(February, 1999)

Lesion Starts and Auto-immune Associations
from Judy C.

Hi all! Wow, I just stumbled on to this website and I love it! It seems to me 'flakers' must all have the best senses of humor! I am a 45 yr old woman. I have had P since I was 9 yrs old. What a life: teasing, torture, agony, itching, pain—but you know .

My coverage ranges from 5% up to 75% with at least 3 types of P from head to toe—and in the nooks and crannies. Have you ever noticed how, when you find a med that works somewhat, the P just breaks out in other areas? That's what happens to me, so I often just give up and let it run its course. The strange thing is that every couple of years it'll just improve on its own. Even though it only lasts a few months, generally my P gets better when I let it have its own way.

I have not found sea water helps much. I lived on the east coast most of my life, and now on the west.

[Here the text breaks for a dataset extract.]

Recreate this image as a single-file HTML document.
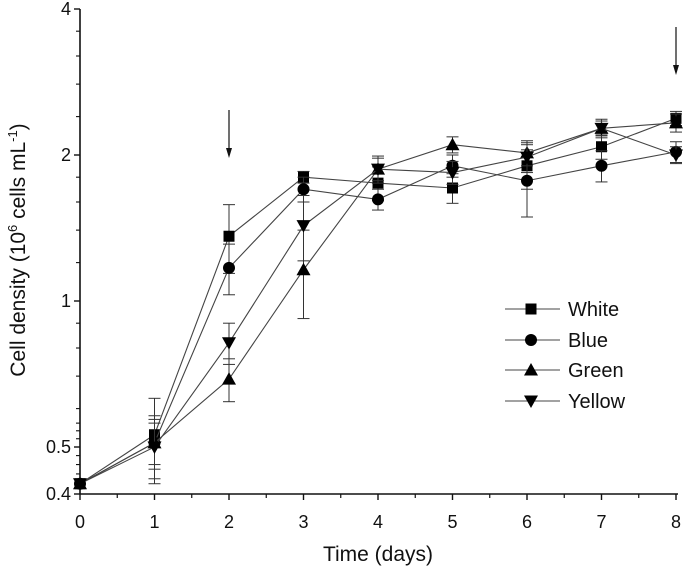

One thing I do find helps wonderfully is chlorinated pool water. I've asked the docs but they have no clue.

Oh yeah, I also have the P arthritis and lovely bent fingers as a result.

I am curious as to how many psoriatic's might have Fibromyalgia, Chronic Fatigue Syndrome, Myofascial Pain, or other overlapping conditions. I am a fibromyalgic (severe muscle pain) and the nature of the disorder is anti-immune-related like P, so I wonder if there is a connection?

Hope I didn't take up too much space. -Judy C.


Ed's Response: The space is here for the taking, Judy—so welcome aboard! You bring up an interesting aspect of P that we haven't commented on much: i.e., new lesions starting. I've heard from others who report a consequence of getting lesions under control is sometimes the start up of new lesions. My P steadily grew from onset to about 65-70% total skin involvement at its worst, but now seems to be roosting. I haven't discovered a "new" lesion in probably well over a year. (What I notice is some lesions disappear entirely for weeks or months; others may quiet down but never disappear entirely. The lesions I got from Koebner Phenomenon on my ‘92 appendectomy scar finally faded in ‘97 but re-emerged slightly in ‘98.) I don't think anybody really knows why lesions start where they do, but some people believe they occur at points where the skin is stressed the most. The Koebner Phenomenon is the most obvious suggestion of this. This phenomenon—named after the fellow who first described it—suggests skin trauma through wounds will become psoriasis lesions. It's one reason why P-savvy derms are sometimes reluctant to do optional surgeries. Removing a benign mole on a psoriatic, for instance, may stimulate a new P lesion.

But less dramatic lesion activity can also be stress-suggested. For example, lesions on elbows, knees and knuckles are common, and all these are areas where flexing stresses the skin. Forearms, shins and thighs get rubbed and scratched more than other areas. Genital areas ... well, stressed more for some than others.... Anyway, you get my drift. It's a comfortable notion until you run into those cases where there is major lesion activity and minimal apparent skin stress. Like I suggested, we hypothesize but facts are few and far between.

I thought for awhile I, too, was aggravating more lesion growth by treating the already blossomed ones. But this was during my early P years. I look back on it now and wonder if I wasn't just experiencing a steady spread of the disease that would have occurred whether or not I treated the lesions? Since I can't repeat the process, I'll probably never know.... Comments, anyone?

And your observation about chlorinated pool water is interesting. For about a year—my first year as a P, I realize now—I had it only on my head, in my scalp. This was also the last year I owned a hot tub, which I used several times a week. That was a lot of chlorine-rich soaking. As soon as I stopped hot tubbing, the P started to spread to other areas of my body. Is it coincidence that I usually did not get my head wet in the hot tub? We can but conjecture....

It will be interesting to hear from other Flakers who may share your litany of auto-immune-related conditions. The more I learn about the auto-immune system, the more I think it is an awfully delicate process, easily knocked off kilter.